◆ **Stored data entries**
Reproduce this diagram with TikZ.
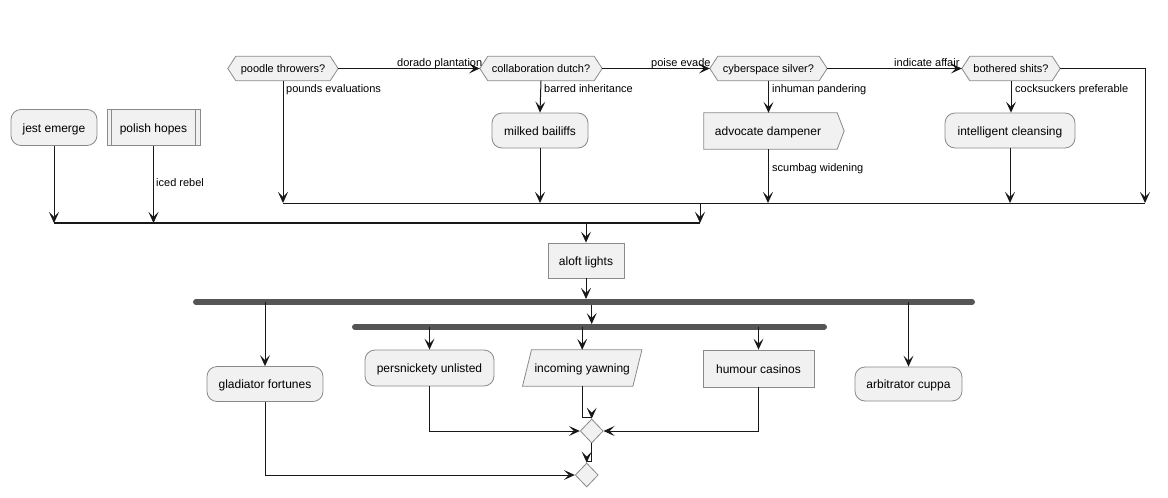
\documentclass[tikz,border=0pt]{standalone}
\usepackage{fontspec}
\setmainfont{Liberation Sans}
\usetikzlibrary{arrows.meta,shapes.geometric,backgrounds}
\definecolor{bg}{HTML}{F1F1F1}
\definecolor{bd}{HTML}{181818}
\definecolor{edge}{HTML}{8A8A8A}
\definecolor{barc}{HTML}{555555}

% outlines for shapes drawn behind their text nodes
\newcommand\hexout[1]{\path[fill=bg,draw=edge,line width=0.8pt]
  (#1.west) -- ([xshift=8pt]#1.north west) -- ([xshift=-8pt]#1.north east) -- (#1.east)
  -- ([xshift=-8pt]#1.south east) -- ([xshift=8pt]#1.south west) -- cycle;}

\begin{document}
\begin{tikzpicture}[x=1pt,y=-1pt,
  base/.style={font=\fontsize{12}{14}\selectfont, text=black, inner sep=0pt, align=center,
    text height=12pt, text depth=2.4pt},
  act/.style={base, draw=edge, fill=bg, line width=0.8pt, rounded corners=10pt},
  rectbox/.style={base, draw=edge, fill=bg, line width=0.8pt},
  bare/.style={base},
  choice/.style={base, font=\fontsize{11}{13}\selectfont, minimum height=24pt,
    text height=10.5pt, text depth=2.1pt},
  merge/.style={diamond, aspect=1, draw=edge, fill=bg, line width=0.8pt, inner sep=0pt,
    minimum width=23pt, minimum height=24pt},
  lbl/.style={font=\fontsize{11}{13}\selectfont, text=black, inner sep=0pt, anchor=base west},
  arr/.style={draw=bd, line width=1pt, -{Stealth[length=11pt,width=10pt,inset=5pt]}},
  ln/.style={draw=bd, line width=1pt},
  bar/.style={draw=barc, line width=6pt, line cap=round}]

\begin{scope}[on background layer]
  \fill[white] (0,0) rectangle (1168,498);
\end{scope}
\useasboundingbox (0,0) rectangle (1168,498);

% ---- left column starts
\node[act, minimum width=86pt, minimum height=36pt] (jest) at (54,127.5) {jest emerge};
\node[rectbox, minimum width=93pt, minimum height=36pt] (polish) at (153.5,127.5) {polish hopes};
\draw[edge, line width=0.8pt] ([xshift=5pt]polish.north west) -- ([xshift=5pt]polish.south west)
  ([xshift=-5pt]polish.north east) -- ([xshift=-5pt]polish.south east);

% ---- chain of questions
\node[choice, minimum width=110pt] (poodle) at (283,68.5) {poodle throwers?};
\node[choice, minimum width=122pt] (collab) at (541,68.5) {collaboration dutch?};
\node[choice, minimum width=117pt] (cyber) at (768.5,68.5) {cyberspace silver?};
\node[choice, minimum width=98pt] (bothered) at (1011,68.5) {bothered shits?};

\node[act, minimum width=96pt, minimum height=35pt] (milked) at (540,130.5) {milked bailiffs};
\node[bare, minimum width=128pt, minimum height=36pt] (advocate) at (768,131) {advocate dampener};
\node[act, minimum width=130pt, minimum height=35pt] (intel) at (1010,130.5) {intelligent cleansing};

\node[rectbox, minimum width=76pt, minimum height=35pt] (aloft) at (586,260.5) {aloft lights};

% ---- parallel branches
\node[act, minimum width=116pt, minimum height=35pt] (glad) at (265,384) {gladiator fortunes};
\node[act, minimum width=129pt, minimum height=36pt] (pers) at (429.5,368) {persnickety unlisted};
\node[bare, minimum width=110pt, minimum height=36pt] (incoming) at (582.2,368) {incoming yawning};
\node[rectbox, minimum width=111pt, minimum height=37pt] (humour) at (758.5,368.5) {humour casinos};
\node[act, minimum width=107pt, minimum height=34pt] (arbit) at (908.5,384) {arbitrator cuppa};

\node[merge] (d1) at (591.7,431) {};
\node[merge] (d2) at (586.7,475) {};

% ---- shape outlines behind the text
\begin{scope}[on background layer]
  \hexout{poodle}
  \hexout{collab}
  \hexout{cyber}
  \hexout{bothered}
  \path[fill=bg,draw=edge,line width=0.8pt]
    (advocate.north west) -- ([xshift=5pt]advocate.north east) -- ([xshift=12pt]advocate.east)
    -- ([xshift=5pt]advocate.south east) -- (advocate.south west) -- cycle;
  \path[fill=bg,draw=edge,line width=0.8pt]
    ([xshift=4.5pt]incoming.north west) -- ([xshift=4.5pt]incoming.north east)
    -- ([xshift=-4.5pt]incoming.south east) -- ([xshift=-4.5pt]incoming.south west) -- cycle;
\end{scope}

% ---- merge lines and bars
\coordinate (m1w) at (283,203);
\coordinate (m1e) at (1145,203);
\coordinate (m1o) at (700,203);
\coordinate (m2w) at (54,223);
\coordinate (m2e) at (700,223);
\coordinate (bar1w) at (196,302);
\coordinate (bar1e) at (972,302);
\coordinate (bar2w) at (355,327);
\coordinate (bar2e) at (824,327);
\coordinate (bar1mid) at (591.7,305);
\coordinate (bar2mid) at (591.7,324);
\coordinate (bcorner) at (1145,68.5);

\draw[ln] (m1w) -- (m1e);
\draw[draw=bd, line width=1.6pt] (m2w) -- (m2e);
\draw[bar] (bar1w) -- (bar1e);
\draw[bar] (bar2w) -- (bar2e);

% ---- connectors, top part
\draw[arr] (jest.south) -- (jest.south |- m2w);
\draw[arr] (polish.south) -- (polish.south |- m2w);
\draw[arr] (poodle.east) -- (collab.west);
\draw[arr] (collab.east) -- (cyber.west);
\draw[arr] (cyber.east) -- (bothered.west);
\draw[arr] (poodle.south) -- (poodle.south |- m1w);
\draw[arr] (collab.south) -- (milked.north);
\draw[arr] (milked.south) -- (milked.south |- m1w);
\draw[arr] (cyber.south) -- (cyber.south |- advocate.north);
\draw[arr] (advocate.south) -- (advocate.south |- m1w);
\draw[arr] (bothered.south) -- (bothered.south |- intel.north);
\draw[arr] (intel.south) -- (intel.south |- m1w);
\draw[arr] (bothered.east) -- (bcorner) -- (m1e);
\draw[arr] (m1o) -- (m2e);
\draw[arr] (aloft.north |- m2w) -- (aloft.north);
\draw[arr] (aloft.south) -- ([yshift=3pt]aloft.south |- bar1w);

% ---- connectors, parallel part
\draw[arr] (glad.north |- bar1w) -- (glad.north);
\draw[arr] (bar1mid) -- (bar2mid);
\draw[arr] (arbit.north |- bar1w) -- (arbit.north);
\draw[arr] (pers.north |- bar2w) -- (pers.north);
\draw[arr] (incoming.north |- bar2w) -- (incoming.north);
\draw[arr] (humour.north |- bar2w) -- (humour.north);

\draw[arr] (pers.south) |- (d1.west);
\draw[arr] (humour.south) |- (d1.east);
\draw[arr] (incoming.south) |- ([yshift=1pt]d1.north) -- (d1.north);
\draw[arr] (d1.south) |- ([yshift=1pt]d2.north) -- (d2.north);
\draw[arr] (glad.south) |- (d2.west);

% ---- connector labels
\node[lbl] (ldorado) at (397,66) {dorado plantation};
\node[lbl] (lpoise) at (651,66) {poise evade};
\node[lbl] (lindicate) at (894,66) {indicate affair};
\node[lbl] (lpounds) at (286,92) {pounds evaluations};
\node[lbl] (lbarred) at (544,92) {barred inheritance};
\node[lbl] (linhuman) at (772,92) {inhuman pandering};
\node[lbl] (lcock) at (1015,92) {cocksuckers preferable};
\node[lbl] (lscum) at (772,171) {scumbag widening};
\node[lbl] (liced) at (156,186) {iced rebel};
\end{tikzpicture}
\end{document}
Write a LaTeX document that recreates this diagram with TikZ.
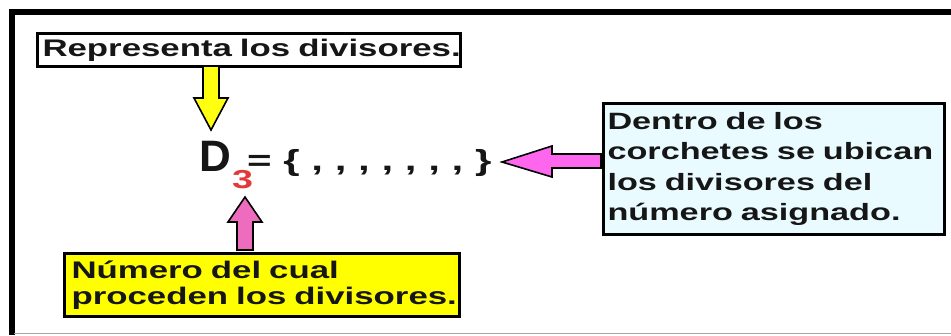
\documentclass[tikz,border=0pt]{standalone}
\usepackage{fontspec}
\usetikzlibrary{calc}
\setmainfont{Liberation Sans}
\newfontfamily\widefont[FakeStretch=1.45]{Liberation Sans}
\definecolor{boxyellow}{HTML}{FFFF00}
\definecolor{boxcyan}{HTML}{E9FBFF}
\definecolor{arrowyellow}{HTML}{FFFF10}
\definecolor{pinkup}{HTML}{EE6CBE}
\definecolor{pinkleft}{HTML}{FF66EE}
\definecolor{subred}{HTML}{E23A3A}
\definecolor{ink}{HTML}{161616}
\tikzset{
  labelbox/.style={draw=black, line width=3pt, anchor=north west, inner xsep=5pt,
    inner ysep=0pt, align=left, text=ink, font=\widefont\bfseries\fontsize{24}{26}\selectfont},
  blockarrow/.style={draw=black, line width=1.6pt, line join=miter}
}
\begin{document}
\begin{tikzpicture}[x=1pt, y=-1pt]
  \useasboundingbox (0,0) rectangle (951,335);
  \fill[white] (0,0) rectangle (951,335);
  % frame
  \draw[line width=6pt] (11.5,335) -- (11.5,11.5) -- (951,11.5);
  \draw[line width=1.5pt, gray!70] (14,333.5) -- (951,333.5);

  % labelled boxes (each line kept whole in an \mbox)
  \node[labelbox, fill=white, minimum width=423pt, minimum height=33pt, text width=413pt]
    (rep) at (36,32) {\mbox{Representa los divisores.}};
  \node[labelbox, fill=boxyellow, minimum width=395pt, minimum height=63pt, text width=381pt,
    inner xsep=7pt] (num) at (63,252)
    {\mbox{Número del cual}\\\mbox{proceden los divisores.}};
  \node[labelbox, fill=boxcyan, minimum width=341pt, minimum height=131pt, text width=333pt,
    inner xsep=4pt, font=\widefont\bfseries\fontsize{23.6}{30.5}\selectfont] (den) at (602,102)
    {\mbox{Dentro de los}\\\mbox{corchetes se ubican}\\\mbox{los divisores del}\\\mbox{número asignado.}};

  % the set notation
  \node[anchor=base west, inner sep=0pt, text=ink, font=\bfseries\fontsize{44}{44}\selectfont]
    (dd) at (199,171) {D};
  \node[anchor=base west, inner sep=0pt, text=subred, font=\widefont\bfseries\fontsize{26}{26}\selectfont]
    (sub) at (232,188) {3};
  \node[anchor=base west, inner sep=0pt, text=ink, font=\widefont\bfseries\fontsize{29}{29}\selectfont]
    (set) at (247,170) {= \{ , , , , , , , \}};

  % block arrows
  \coordinate (ya) at (211,66);
  \draw[blockarrow, fill=arrowyellow]
    ($(ya)+(-8,0)$) -- ($(ya)+(8,0)$) -- ($(ya)+(8,32)$) -- ($(ya)+(17,32)$)
    -- ($(ya)+(0,64)$) -- ($(ya)+(-17,32)$) -- ($(ya)+(-8,32)$) -- cycle;
  \coordinate (pa) at (245,250);
  \draw[blockarrow, fill=pinkup]
    ($(pa)+(-8,0)$) -- ($(pa)+(8,0)$) -- ($(pa)+(8,-28)$) -- ($(pa)+(17,-28)$)
    -- ($(pa)+(0,-53)$) -- ($(pa)+(-17,-28)$) -- ($(pa)+(-8,-28)$) -- cycle;
  \coordinate (la) at (601,161);
  \draw[blockarrow, fill=pinkleft]
    ($(la)+(0,-7)$) -- ($(la)+(0,7)$) -- ($(la)+(-49,7)$) -- ($(la)+(-49,16)$)
    -- ($(la)+(-99,1)$) -- ($(la)+(-49,-15)$) -- ($(la)+(-49,-7)$) -- cycle;
\end{tikzpicture}
\end{document}
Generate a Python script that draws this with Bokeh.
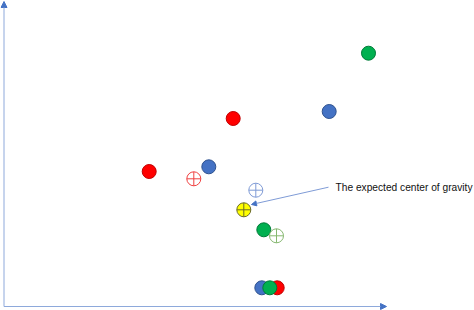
from bokeh.plotting import figure
from bokeh.models import Range1d, Arrow, NormalHead, Label
from bokeh.embed import file_html
from bokeh.resources import INLINE

# Filled points (x, y) per group
blue_x = [328.7, 208.3, 261.3]
blue_y = [199.0, 143.7, 22.7]
red_x = [232.7, 148.7, 276.7]
red_y = [192.0, 139.0, 22.7]
green_x = [368.0, 263.3, 269.3]
green_y = [257.3, 80.7, 22.7]

# Group centres (crosshair markers)
center_x = [193.3, 255.3, 276.0]
center_y = [131.7, 120.3, 74.7]
center_colors = ["#F04040", "#7F9BD6", "#86B870"]

# Expected centre of gravity
cog_x = [243.3]
cog_y = [100.7]

label_text = "The expected center of gravity"

p = figure(width=474, height=310, output_backend="svg", toolbar_location=None,
           x_range=Range1d(0, 474), y_range=Range1d(0, 310), min_border=0)
p.axis.visible = False
p.grid.visible = False
p.outline_line_color = None
p.background_fill_color = "white"

axis_color = "#8EA9DB"
p.add_layout(Arrow(end=NormalHead(size=6, fill_color="#4472C4", line_color="#4472C4"),
                   x_start=3.5, y_start=4, x_end=3.5, y_end=309,
                   line_color=axis_color, line_width=1))
p.add_layout(Arrow(end=NormalHead(size=6, fill_color="#4472C4", line_color="#4472C4"),
                   x_start=3.5, y_start=4, x_end=386, y_end=4,
                   line_color=axis_color, line_width=1))

p.scatter(blue_x, blue_y, size=14, marker="circle", fill_color="#4472C4", line_color="#2F528F", line_width=1)
p.scatter(red_x, red_y, size=14, marker="circle", fill_color="#FF0000", line_color="#C00000", line_width=1)
p.scatter(green_x, green_y, size=14, marker="circle", fill_color="#00B050", line_color="#007A38", line_width=1)

p.scatter(center_x, center_y, size=14, marker="circle_cross", fill_color="white",
          line_color=center_colors, line_width=1)
p.scatter(cog_x, cog_y, size=14, marker="circle_cross", fill_color="#FFFF00",
          line_color="#6B6B2A", line_width=1)

p.add_layout(Arrow(end=NormalHead(size=5, fill_color="#4472C4", line_color="#4472C4"),
                   x_start=328, y_start=123.3, x_end=251, y_end=106,
                   line_color="#7F9BD6", line_width=1))
p.add_layout(Label(x=335, y=123.3, text=label_text, text_font="Liberation Sans",
                   text_font_size="10.2px", text_baseline="middle", text_color="#111111"))

open("out.html", "w").write(file_html(p, INLINE))
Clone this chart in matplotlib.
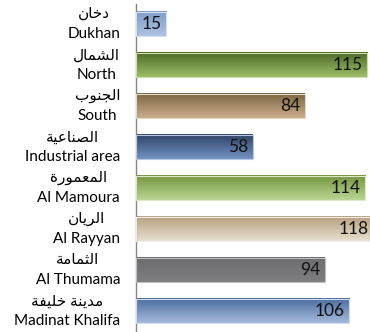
import numpy as np
import matplotlib
matplotlib.use('agg')
import matplotlib.pyplot as plt
import matplotlib.colors as mcolors
import matplotlib.transforms as mtransforms

# districts, top to bottom
names_ar = ['دخان', 'الشمال', 'الجنوب', 'الصناعية',
            'المعمورة', 'الريان', 'الثمامة', 'مدينة خليفة']
names_en = ['Dukhan', 'North', 'South', 'Industrial area',
            'Al Mamoura', 'Al Rayyan', 'Al Thumama', 'Madinat Khalifa']
values = [15, 115, 84, 58, 114, 118, 94, 106]

# (top, bottom) shade of each bar
shades = [('#7f9cc9', '#adc2e2'),
          ('#4d6a29', '#9dbd64'),
          ('#7c6342', '#c9af8b'),
          ('#2e4364', '#7392c2'),
          ('#75963e', '#bad494'),
          ('#b6a07e', '#e8dfd0'),
          ('#6c6c6f', '#7e7e81'),
          ('#4b6c9d', '#a4badd')]

# arabic letter -> (isolated, final, initial, medial); two-form letters do not join forward
FORMS = {
    'ا': ('\ufe8d', '\ufe8e'), 'د': ('\ufea9', '\ufeaa'), 'ر': ('\ufead', '\ufeae'),
    'و': ('\ufeed', '\ufeee'), 'ة': ('\ufe93', '\ufe94'),
    'ب': ('\ufe8f', '\ufe90', '\ufe91', '\ufe92'), 'ث': ('\ufe99', '\ufe9a', '\ufe9b', '\ufe9c'),
    'ج': ('\ufe9d', '\ufe9e', '\ufe9f', '\ufea0'), 'خ': ('\ufea5', '\ufea6', '\ufea7', '\ufea8'),
    'ش': ('\ufeb5', '\ufeb6', '\ufeb7', '\ufeb8'), 'ص': ('\ufeb9', '\ufeba', '\ufebb', '\ufebc'),
    'ع': ('\ufec9', '\ufeca', '\ufecb', '\ufecc'), 'ف': ('\ufed1', '\ufed2', '\ufed3', '\ufed4'),
    'ل': ('\ufedd', '\ufede', '\ufedf', '\ufee0'), 'م': ('\ufee1', '\ufee2', '\ufee3', '\ufee4'),
    'ن': ('\ufee5', '\ufee6', '\ufee7', '\ufee8'), 'ي': ('\ufef1', '\ufef2', '\ufef3', '\ufef4'),
}


def shape_arabic(word):
    # pick joined glyph forms, then reverse into visual order
    out = []
    for i, ch in enumerate(word):
        if ch not in FORMS:
            out.append(ch)
            continue
        prev = word[i - 1] if i > 0 else ''
        nxt = word[i + 1] if i + 1 < len(word) else ''
        j_prev = prev in FORMS and len(FORMS[prev]) == 4
        j_next = nxt in FORMS and len(FORMS[ch]) == 4
        f = FORMS[ch]
        if j_prev and j_next:
            out.append(f[3])
        elif j_next:
            out.append(f[2])
        elif j_prev:
            out.append(f[1])
        else:
            out.append(f[0])
    return ''.join(out)[::-1]


fam = ['Lato', 'DejaVu Sans']
fig = plt.figure(figsize=(3.7, 3.32), dpi=100)
ax = fig.add_axes([136 / 370, 0.5 / 332, 234 / 370, 328 / 332])

y = np.arange(len(values))
h = 0.6
bars = ax.barh(y, values, height=h, color='none', edgecolor='none')

for b, (top, bot), v in zip(bars, shades, values):
    c0 = np.array(mcolors.to_rgb(top))
    c1 = np.array(mcolors.to_rgb(bot))
    t = np.linspace(0, 1, 64)[:, None, None]
    grad = c0 * (1 - t) + c1 * t
    x0, yc = b.get_x(), b.get_y() + h / 2
    ax.imshow(grad, extent=(x0, x0 + v, yc + h / 2, yc - h / 2),
              aspect='auto', origin='upper', zorder=2, interpolation='bilinear')
    ax.add_patch(plt.Rectangle((x0, yc - h / 2), v, h, fill=False,
                               edgecolor=mcolors.to_hex(0.5 * c1 + 0.5), lw=0.8, zorder=3))
    ax.text(v - 2.4, yc, str(v), ha='right', va='center', fontsize=12.5,
            family=fam, color='#111111', zorder=4, clip_on=False)

ax.set_xlim(0, 116.4)
ax.set_ylim(len(values) - 0.5, -0.5)
ax.set_yticks(y)
labels = ax.set_yticklabels([shape_arabic(a) + '\n' + e for a, e in zip(names_ar, names_en)],
                            family=fam, fontsize=11, multialignment='center',
                            linespacing=1.5, va='center')
# nudge the two-line labels down a little
shift = mtransforms.ScaledTranslation(0, -2 / 72, fig.dpi_scale_trans)
for lab in labels:
    lab.set_transform(lab.get_transform() + shift)
ax.tick_params(axis='y', length=0, pad=11.5)
ax.set_xticks([])
for s in ['top', 'right', 'bottom']:
    ax.spines[s].set_visible(False)
ax.spines['left'].set_color('#868686')
ax.spines['left'].set_linewidth(1.0)

fig.savefig('out.png', dpi=100)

◆ **Exercise requirements**
Only the lines between the line with "Generate a Python" and the line with "green_y = [257.3, 80.7, 22.7]", inclusive, should be reproduced, exactly as written and without pictures.

◆ **Result of this task**
Generate a Python script that draws this with Bokeh.
from bokeh.plotting import figure
from bokeh.models import Range1d, Arrow, NormalHead, Label
from bokeh.embed import file_html
from bokeh.resources import INLINE

# Filled points (x, y) per group
blue_x = [328.7, 208.3, 261.3]
blue_y = [199.0, 143.7, 22.7]
red_x = [232.7, 148.7, 276.7]
red_y = [192.0, 139.0, 22.7]
green_x = [368.0, 263.3, 269.3]
green_y = [257.3, 80.7, 22.7]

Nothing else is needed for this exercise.